— TASK DETAILS —
Leave out all pictures and give back precisely the lines from the line with "Write a Python" to the line with "import seaborn as sns", including those two lines.

[Source code of charts]

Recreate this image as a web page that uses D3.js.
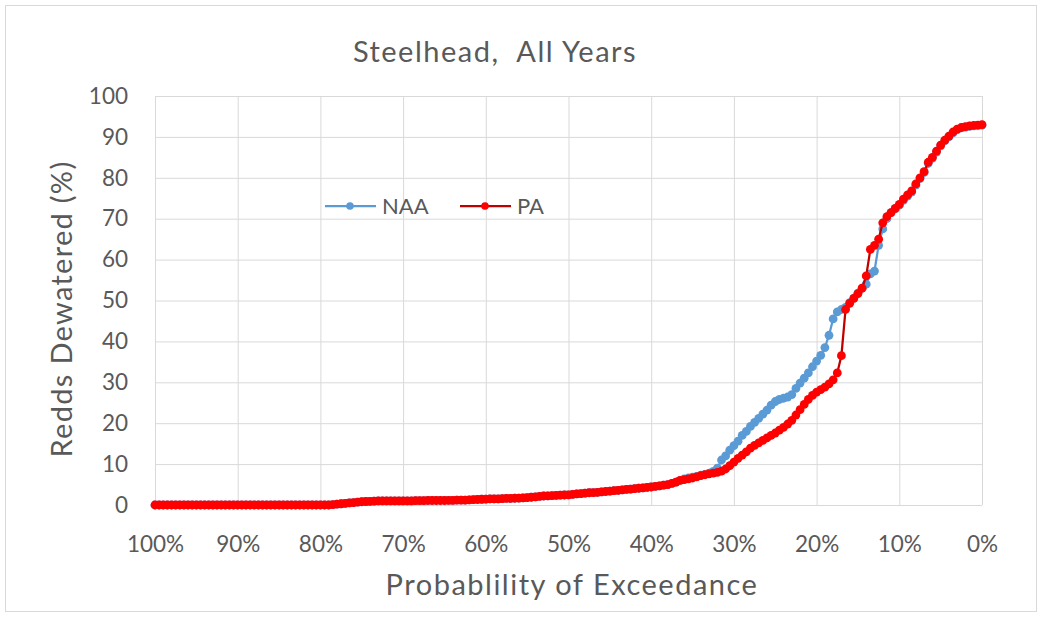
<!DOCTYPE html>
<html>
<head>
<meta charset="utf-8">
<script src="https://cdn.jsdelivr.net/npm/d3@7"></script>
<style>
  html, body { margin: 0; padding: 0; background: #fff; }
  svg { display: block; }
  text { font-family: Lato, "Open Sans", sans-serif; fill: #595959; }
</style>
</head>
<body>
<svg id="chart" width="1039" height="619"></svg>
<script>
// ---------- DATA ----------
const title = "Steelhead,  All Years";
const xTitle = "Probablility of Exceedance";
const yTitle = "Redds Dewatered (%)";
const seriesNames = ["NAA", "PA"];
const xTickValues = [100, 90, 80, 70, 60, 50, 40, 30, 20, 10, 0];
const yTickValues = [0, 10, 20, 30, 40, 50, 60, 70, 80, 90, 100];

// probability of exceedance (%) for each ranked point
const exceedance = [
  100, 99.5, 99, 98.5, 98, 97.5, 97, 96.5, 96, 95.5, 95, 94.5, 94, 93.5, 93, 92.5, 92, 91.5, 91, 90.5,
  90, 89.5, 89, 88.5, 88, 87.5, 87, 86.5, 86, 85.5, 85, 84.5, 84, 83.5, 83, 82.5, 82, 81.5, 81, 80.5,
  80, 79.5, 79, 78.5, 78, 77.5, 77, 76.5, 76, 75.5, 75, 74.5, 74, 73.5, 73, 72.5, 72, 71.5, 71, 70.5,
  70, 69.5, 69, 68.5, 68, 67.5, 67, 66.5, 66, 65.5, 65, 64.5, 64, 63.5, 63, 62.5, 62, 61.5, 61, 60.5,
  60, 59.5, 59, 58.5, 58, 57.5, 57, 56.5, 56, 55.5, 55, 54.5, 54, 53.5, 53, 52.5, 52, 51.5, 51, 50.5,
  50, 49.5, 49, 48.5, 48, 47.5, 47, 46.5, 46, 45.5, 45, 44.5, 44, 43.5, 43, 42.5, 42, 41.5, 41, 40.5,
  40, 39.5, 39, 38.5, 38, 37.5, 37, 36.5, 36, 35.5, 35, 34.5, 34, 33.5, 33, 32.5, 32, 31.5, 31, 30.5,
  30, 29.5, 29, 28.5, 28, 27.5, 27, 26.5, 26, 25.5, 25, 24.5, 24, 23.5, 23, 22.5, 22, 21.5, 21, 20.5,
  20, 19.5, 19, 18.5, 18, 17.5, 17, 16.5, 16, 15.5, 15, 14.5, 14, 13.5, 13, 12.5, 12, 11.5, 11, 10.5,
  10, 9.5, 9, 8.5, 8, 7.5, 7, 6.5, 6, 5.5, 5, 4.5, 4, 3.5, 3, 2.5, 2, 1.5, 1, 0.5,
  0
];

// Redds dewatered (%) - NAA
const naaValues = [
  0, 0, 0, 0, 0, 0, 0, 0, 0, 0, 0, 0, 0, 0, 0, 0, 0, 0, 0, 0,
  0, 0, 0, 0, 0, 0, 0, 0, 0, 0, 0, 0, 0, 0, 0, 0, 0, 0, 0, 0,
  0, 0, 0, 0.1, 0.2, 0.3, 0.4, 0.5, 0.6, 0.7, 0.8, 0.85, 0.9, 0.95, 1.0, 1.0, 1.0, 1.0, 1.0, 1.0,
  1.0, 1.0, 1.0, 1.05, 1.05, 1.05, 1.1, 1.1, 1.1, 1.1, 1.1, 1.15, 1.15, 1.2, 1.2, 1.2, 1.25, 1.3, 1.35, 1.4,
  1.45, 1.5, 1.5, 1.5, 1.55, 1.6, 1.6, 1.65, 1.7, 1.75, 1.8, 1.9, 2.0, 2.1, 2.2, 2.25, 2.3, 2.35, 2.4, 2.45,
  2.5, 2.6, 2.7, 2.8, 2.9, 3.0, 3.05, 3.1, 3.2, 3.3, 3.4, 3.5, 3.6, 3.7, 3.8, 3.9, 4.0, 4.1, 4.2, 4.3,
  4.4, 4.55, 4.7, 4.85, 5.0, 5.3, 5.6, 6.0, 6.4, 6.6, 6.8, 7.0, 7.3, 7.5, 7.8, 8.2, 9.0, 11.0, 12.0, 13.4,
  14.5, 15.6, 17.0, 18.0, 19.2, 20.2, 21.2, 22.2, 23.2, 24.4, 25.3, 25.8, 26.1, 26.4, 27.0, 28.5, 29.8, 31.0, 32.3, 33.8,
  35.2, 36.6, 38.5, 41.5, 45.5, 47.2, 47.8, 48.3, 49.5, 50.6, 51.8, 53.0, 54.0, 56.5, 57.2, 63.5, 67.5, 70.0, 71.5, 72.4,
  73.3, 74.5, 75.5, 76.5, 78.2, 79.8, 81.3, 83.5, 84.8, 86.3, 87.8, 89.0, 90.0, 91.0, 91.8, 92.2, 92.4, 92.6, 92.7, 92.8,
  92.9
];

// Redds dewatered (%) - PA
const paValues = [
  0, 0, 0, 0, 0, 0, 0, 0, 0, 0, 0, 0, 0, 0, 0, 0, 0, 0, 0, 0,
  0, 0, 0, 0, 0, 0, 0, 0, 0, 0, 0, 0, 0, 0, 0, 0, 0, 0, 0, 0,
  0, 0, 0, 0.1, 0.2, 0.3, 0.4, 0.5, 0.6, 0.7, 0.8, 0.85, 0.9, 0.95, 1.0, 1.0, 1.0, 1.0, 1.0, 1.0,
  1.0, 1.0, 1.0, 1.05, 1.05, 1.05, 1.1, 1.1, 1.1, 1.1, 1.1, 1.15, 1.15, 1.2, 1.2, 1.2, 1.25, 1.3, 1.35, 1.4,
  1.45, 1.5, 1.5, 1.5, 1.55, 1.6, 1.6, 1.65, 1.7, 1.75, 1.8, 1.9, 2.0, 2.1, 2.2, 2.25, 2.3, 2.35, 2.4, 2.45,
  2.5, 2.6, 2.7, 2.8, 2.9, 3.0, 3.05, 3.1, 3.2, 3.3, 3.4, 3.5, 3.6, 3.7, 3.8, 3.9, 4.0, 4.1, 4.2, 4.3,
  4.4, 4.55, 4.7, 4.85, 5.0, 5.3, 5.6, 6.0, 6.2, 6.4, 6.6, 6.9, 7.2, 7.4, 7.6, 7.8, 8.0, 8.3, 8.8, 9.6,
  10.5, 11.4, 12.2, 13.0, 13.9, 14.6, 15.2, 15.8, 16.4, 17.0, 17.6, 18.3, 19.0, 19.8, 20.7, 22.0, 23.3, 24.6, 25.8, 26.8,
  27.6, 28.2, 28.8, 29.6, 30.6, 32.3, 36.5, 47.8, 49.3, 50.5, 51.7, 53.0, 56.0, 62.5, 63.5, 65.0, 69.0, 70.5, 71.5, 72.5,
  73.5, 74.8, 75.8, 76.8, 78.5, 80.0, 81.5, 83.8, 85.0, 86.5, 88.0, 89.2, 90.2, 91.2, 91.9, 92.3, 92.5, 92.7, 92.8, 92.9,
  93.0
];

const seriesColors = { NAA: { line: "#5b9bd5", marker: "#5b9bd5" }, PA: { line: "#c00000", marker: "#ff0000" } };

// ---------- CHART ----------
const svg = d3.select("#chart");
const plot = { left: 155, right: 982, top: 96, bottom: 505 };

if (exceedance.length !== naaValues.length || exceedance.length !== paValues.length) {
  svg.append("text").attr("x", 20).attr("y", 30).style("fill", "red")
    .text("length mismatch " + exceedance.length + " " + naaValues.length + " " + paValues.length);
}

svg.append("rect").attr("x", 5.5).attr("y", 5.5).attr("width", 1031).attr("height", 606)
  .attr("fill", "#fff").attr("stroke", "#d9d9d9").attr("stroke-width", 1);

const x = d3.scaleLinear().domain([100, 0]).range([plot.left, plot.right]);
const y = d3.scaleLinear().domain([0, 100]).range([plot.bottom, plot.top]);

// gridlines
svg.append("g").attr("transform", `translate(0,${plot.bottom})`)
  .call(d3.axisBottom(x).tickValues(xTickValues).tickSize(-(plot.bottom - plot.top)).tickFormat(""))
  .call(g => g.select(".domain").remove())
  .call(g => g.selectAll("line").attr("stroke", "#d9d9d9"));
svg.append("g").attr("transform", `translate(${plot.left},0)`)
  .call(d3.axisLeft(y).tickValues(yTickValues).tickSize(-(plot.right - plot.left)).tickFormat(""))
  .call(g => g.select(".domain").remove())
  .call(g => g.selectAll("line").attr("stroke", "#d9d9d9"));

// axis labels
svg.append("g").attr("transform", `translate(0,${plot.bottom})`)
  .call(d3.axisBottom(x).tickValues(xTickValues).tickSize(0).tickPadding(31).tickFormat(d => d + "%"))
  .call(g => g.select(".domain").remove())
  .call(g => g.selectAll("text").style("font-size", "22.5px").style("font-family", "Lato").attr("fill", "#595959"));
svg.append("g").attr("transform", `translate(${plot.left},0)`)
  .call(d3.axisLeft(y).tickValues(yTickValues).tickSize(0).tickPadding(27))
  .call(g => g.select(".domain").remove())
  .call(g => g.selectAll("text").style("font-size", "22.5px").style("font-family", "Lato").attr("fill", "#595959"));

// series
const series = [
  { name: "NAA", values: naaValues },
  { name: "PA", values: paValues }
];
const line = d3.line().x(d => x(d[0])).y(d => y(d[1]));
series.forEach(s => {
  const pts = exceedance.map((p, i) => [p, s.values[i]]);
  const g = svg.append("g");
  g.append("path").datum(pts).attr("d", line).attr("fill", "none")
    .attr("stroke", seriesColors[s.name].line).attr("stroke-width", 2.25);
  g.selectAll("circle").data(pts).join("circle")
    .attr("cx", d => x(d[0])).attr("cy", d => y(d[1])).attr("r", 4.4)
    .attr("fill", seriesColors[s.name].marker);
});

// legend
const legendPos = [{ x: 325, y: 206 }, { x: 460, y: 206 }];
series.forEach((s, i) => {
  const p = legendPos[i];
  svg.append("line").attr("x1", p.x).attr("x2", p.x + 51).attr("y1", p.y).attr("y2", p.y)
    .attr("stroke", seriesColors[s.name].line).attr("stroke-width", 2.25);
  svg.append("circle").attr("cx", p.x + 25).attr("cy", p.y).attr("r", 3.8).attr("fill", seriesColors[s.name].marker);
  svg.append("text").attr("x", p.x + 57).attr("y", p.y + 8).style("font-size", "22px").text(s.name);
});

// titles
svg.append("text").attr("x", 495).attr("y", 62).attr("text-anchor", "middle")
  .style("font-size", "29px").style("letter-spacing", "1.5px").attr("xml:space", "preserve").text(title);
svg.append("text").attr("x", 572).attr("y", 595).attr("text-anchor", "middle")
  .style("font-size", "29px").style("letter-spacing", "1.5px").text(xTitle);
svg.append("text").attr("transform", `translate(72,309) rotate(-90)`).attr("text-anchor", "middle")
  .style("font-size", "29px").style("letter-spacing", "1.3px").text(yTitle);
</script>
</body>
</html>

* * *

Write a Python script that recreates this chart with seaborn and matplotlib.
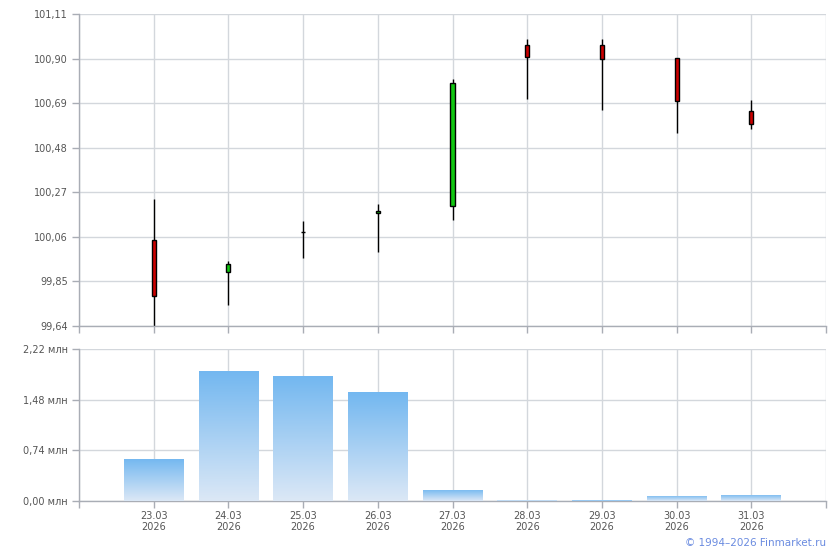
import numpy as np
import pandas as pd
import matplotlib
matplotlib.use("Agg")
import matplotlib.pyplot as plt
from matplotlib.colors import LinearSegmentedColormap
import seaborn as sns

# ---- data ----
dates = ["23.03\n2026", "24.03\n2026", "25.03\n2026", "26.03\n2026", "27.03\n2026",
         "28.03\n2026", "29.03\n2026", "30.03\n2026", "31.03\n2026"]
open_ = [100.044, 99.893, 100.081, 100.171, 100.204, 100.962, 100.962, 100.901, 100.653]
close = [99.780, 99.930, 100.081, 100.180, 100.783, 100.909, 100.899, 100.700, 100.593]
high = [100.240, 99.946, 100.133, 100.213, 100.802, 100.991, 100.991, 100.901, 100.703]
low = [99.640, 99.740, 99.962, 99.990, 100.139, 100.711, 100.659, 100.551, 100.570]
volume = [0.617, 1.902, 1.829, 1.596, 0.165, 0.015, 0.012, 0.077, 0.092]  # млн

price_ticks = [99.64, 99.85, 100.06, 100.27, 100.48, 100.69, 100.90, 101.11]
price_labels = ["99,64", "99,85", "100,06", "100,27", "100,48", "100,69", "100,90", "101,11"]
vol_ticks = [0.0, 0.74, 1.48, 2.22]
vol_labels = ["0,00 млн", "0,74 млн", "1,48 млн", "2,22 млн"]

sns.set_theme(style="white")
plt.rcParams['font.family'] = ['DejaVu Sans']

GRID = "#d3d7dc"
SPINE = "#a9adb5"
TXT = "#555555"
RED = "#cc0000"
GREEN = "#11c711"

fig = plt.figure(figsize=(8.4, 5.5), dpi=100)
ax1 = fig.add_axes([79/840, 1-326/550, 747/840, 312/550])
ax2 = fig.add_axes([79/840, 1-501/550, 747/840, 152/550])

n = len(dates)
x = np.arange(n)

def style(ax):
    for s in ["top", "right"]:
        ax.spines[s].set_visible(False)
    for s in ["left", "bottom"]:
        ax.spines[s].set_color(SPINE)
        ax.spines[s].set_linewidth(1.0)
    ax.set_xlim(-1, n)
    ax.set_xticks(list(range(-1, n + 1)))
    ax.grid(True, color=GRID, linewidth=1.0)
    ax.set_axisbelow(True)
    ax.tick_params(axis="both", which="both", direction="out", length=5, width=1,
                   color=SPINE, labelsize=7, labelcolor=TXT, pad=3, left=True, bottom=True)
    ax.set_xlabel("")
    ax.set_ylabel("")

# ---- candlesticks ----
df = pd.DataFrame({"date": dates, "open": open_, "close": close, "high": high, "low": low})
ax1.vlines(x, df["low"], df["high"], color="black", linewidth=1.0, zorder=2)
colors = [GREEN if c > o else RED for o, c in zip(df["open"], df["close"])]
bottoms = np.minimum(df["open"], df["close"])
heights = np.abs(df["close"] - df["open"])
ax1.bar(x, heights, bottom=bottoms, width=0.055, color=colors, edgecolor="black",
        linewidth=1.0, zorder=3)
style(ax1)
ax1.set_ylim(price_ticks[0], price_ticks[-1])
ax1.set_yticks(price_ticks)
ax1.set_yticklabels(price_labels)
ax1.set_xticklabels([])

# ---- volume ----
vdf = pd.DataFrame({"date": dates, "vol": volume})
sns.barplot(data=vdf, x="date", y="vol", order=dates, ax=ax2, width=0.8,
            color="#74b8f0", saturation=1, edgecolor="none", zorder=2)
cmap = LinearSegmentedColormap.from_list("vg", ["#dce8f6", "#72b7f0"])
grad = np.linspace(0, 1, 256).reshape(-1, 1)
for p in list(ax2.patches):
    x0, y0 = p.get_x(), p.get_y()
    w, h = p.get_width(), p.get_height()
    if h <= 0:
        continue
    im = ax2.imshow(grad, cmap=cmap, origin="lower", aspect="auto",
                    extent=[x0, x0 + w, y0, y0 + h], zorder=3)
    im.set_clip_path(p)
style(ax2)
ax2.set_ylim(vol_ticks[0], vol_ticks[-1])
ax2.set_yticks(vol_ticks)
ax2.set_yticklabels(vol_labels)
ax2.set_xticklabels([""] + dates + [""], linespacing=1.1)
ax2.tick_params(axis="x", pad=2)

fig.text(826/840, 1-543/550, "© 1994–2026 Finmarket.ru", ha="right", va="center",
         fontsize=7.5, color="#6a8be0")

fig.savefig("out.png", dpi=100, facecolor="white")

---

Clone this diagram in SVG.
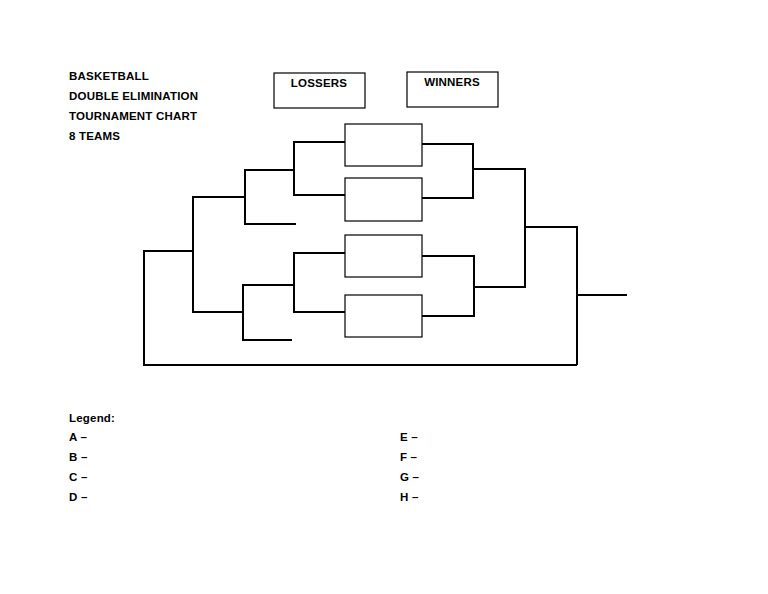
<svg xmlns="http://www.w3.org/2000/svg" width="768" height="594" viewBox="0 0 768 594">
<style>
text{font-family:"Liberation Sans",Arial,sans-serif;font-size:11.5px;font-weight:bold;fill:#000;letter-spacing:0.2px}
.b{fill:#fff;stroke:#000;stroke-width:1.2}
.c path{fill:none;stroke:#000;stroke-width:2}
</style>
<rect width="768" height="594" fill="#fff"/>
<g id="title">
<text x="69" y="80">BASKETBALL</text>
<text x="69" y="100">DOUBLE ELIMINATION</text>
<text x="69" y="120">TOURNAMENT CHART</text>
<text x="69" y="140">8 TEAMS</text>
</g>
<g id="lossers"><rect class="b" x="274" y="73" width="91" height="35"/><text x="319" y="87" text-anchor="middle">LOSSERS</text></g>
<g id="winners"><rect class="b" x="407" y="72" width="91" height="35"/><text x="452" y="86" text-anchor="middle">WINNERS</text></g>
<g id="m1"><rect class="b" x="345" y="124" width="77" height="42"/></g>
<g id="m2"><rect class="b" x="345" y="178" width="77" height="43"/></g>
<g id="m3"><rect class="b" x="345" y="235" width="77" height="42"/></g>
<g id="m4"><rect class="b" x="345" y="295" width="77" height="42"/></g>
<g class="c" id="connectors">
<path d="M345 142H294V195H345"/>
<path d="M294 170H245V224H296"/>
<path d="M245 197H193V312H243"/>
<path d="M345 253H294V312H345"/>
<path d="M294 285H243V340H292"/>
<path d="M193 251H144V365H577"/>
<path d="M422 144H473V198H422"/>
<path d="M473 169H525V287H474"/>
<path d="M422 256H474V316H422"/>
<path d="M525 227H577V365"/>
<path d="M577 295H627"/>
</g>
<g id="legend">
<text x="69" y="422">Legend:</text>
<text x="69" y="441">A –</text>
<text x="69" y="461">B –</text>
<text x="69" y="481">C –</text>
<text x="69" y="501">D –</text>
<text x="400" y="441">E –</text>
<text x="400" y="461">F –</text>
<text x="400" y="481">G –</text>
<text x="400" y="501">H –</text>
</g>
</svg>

— SOLUTION —
Write a Python script that recreates this chart with seaborn and matplotlib.
import numpy as np
import pandas as pd
import matplotlib
matplotlib.use("Agg")
import matplotlib.pyplot as plt
from matplotlib.colors import LinearSegmentedColormap
import seaborn as sns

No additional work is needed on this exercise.